Insufficient Fraud Claims
Regarding McClain's fraud claims, the court noted that she failed to plead her allegations with the specificity required under Rule 9(b) of the Federal Rules of Civil Procedure. Specifically, the court indicated that McClain did not establish that she relied on any misrepresentations made by the defendants or that she suffered any compensable injury as a result. The court emphasized that mere allegations of emotional distress and punitive damages were insufficient without a clear demonstration of reliance on false information and a causal connection to her injuries. Therefore, the court concluded that her fraud claims against the various defendants were dismissed due to a lack of factual sufficiency.

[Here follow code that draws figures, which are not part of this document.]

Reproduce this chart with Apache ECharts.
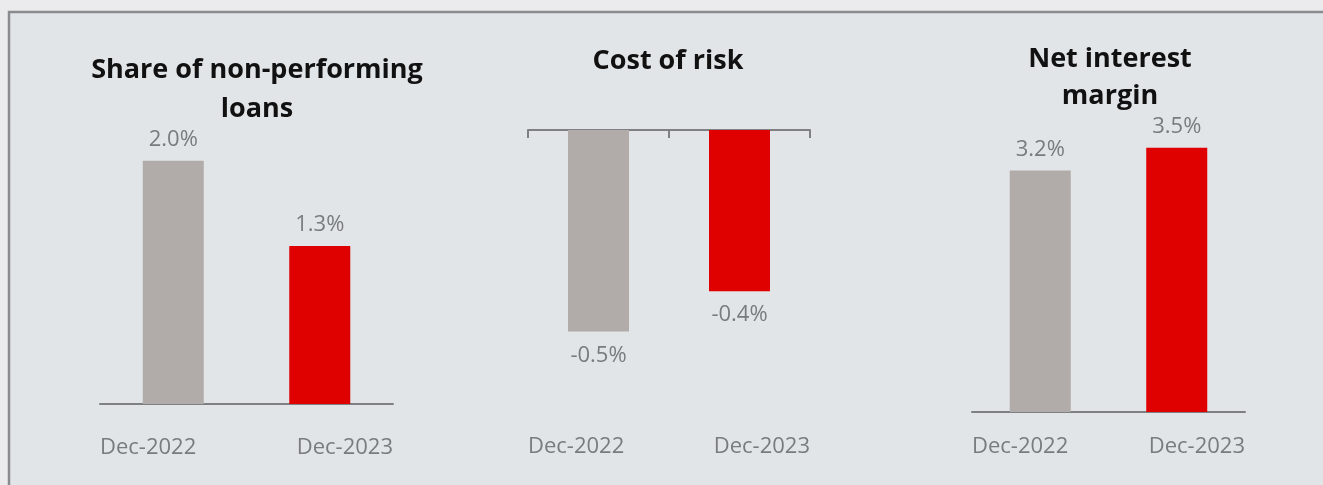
<!DOCTYPE html>
<html>
<head>
<meta charset="utf-8">
<script src="https://cdn.jsdelivr.net/npm/echarts@6/dist/echarts.min.js"></script>
<style>
  html, body { margin: 0; padding: 0; background: #ebebee; }
  #chart { width: 1323px; height: 485px; }
</style>
</head>
<body>
<div id="chart"></div>
<script>
// Period labels shared by all three panels
const categories = ['Dec-2022', 'Dec-2023'];

// Key ratios, in percent
const nplShare = [2.0, 1.3];
const costOfRisk = [-0.5, -0.4];
const netInterestMargin = [3.2, 3.5];

const panelTitles = ['Share of non-performing\nloans', 'Cost of risk', 'Net interest\nmargin'];

const GREY = '#b1aba9';
const RED = '#df0000';
const AXIS = '#7e8084';
const LABEL = '#787b7f';
const FONT = '"Open Sans", "Noto Sans", sans-serif';

const barColors = [GREY, RED];

function barData(values) {
  return values.map((v, i) => ({ value: v, itemStyle: { color: barColors[i] } }));
}

// Period labels sit flush with the ends of each axis line
function periodAxis(gridIndex, margin) {
  return {
    type: 'value', gridIndex: gridIndex, position: 'bottom', min: 0, max: 1, interval: 1,
    axisLine: { show: false }, axisTick: { show: false }, splitLine: { show: false },
    axisLabel: {
      margin: margin, color: LABEL, fontFamily: FONT, fontSize: 22,
      alignMinLabel: 'left', alignMaxLabel: 'right',
      formatter: v => (v === 0 ? categories[0] : categories[1])
    }
  };
}

function barSeries(xIdx, yIdx, values, pos, dist) {
  return {
    type: 'bar', xAxisIndex: xIdx, yAxisIndex: yIdx, barWidth: 61,
    data: barData(values),
    label: {
      show: true, position: pos, distance: dist,
      color: LABEL, fontFamily: FONT, fontSize: 22,
      formatter: p => p.value.toFixed(1) + '%'
    }
  };
}

const chart = echarts.init(document.getElementById('chart'), null, { renderer: 'canvas' });

chart.setOption({
  backgroundColor: '#ebebee',
  animation: false,
  graphic: [
    {
      type: 'rect', z: -10, silent: true,
      shape: { x: 9, y: 12, width: 1400, height: 600 },
      style: { fill: '#e2e5e8', stroke: '#8a8b8f', lineWidth: 2.5 }
    },
    {
      type: 'text', x: 257, y: 51,
      style: { text: panelTitles[0], align: 'center', fill: '#111', font: 'bold 27px ' + FONT, lineHeight: 39 }
    },
    {
      type: 'text', x: 668, y: 42,
      style: { text: panelTitles[1], align: 'center', fill: '#111', font: 'bold 27px ' + FONT, lineHeight: 39 }
    },
    {
      type: 'text', x: 1110, y: 41,
      style: { text: panelTitles[2], align: 'center', fill: '#111', font: 'bold 27px ' + FONT, lineHeight: 37 }
    }
  ],
  grid: [
    { left: 100, right: 930, top: 100, bottom: 81 },
    { left: 528, right: 513, top: 130, bottom: 81 },
    { left: 972, right: 78, top: 110, bottom: 73 }
  ],
  xAxis: [
    {
      type: 'category', gridIndex: 0, data: categories, position: 'bottom',
      axisLine: { lineStyle: { color: AXIS, width: 2 } }, axisTick: { show: false }, axisLabel: { show: false }
    },
    periodAxis(0, 33),
    {
      type: 'category', gridIndex: 1, data: categories, position: 'top',
      axisLine: { lineStyle: { color: AXIS, width: 2 } },
      axisTick: { show: true, inside: true, length: 8, lineStyle: { color: AXIS, width: 2 } },
      axisLabel: { show: false }
    },
    periodAxis(1, 32),
    {
      type: 'category', gridIndex: 2, data: categories, position: 'bottom',
      axisLine: { lineStyle: { color: AXIS, width: 2 } }, axisTick: { show: false }, axisLabel: { show: false }
    },
    periodAxis(2, 24)
  ],
  yAxis: [
    { type: 'value', gridIndex: 0, min: 0, max: 2.5, show: false },
    { type: 'value', gridIndex: 1, min: -0.68, max: 0, show: false },
    { type: 'value', gridIndex: 2, min: 0, max: 4, show: false }
  ],
  series: [
    barSeries(0, 0, nplShare, 'top', 10),
    barSeries(2, 1, costOfRisk, 'bottom', 13),
    barSeries(4, 2, netInterestMargin, 'top', 10)
  ]
});
</script>
</body>
</html>
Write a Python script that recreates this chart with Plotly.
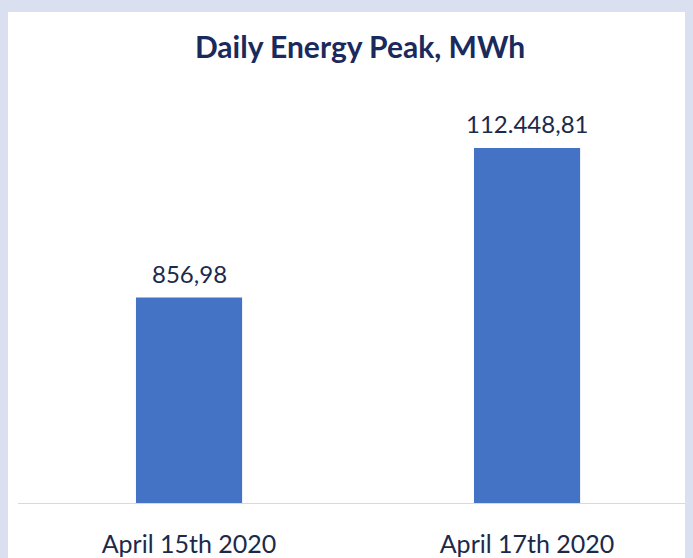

Futility of Further Amendments
The court ultimately ruled that further amendments to McClain's complaint would be futile, as she had already been granted ample opportunity to amend her claims but had failed to address the identified deficiencies adequately. The court highlighted that the materials in the record did not support a plausible RESPA claim, nor did they meet the necessary threshold for establishing FDCPA violations or fraud. Given McClain's repeated unsuccessful attempts to plead valid claims against the defendants and the absence of new facts that could lead to any viable causes of action, the court determined that dismissal with prejudice was appropriate. The court stated that allowing further amendments would only delay proceedings and waste judicial resources, leading to the final decision to dismiss McClain's case.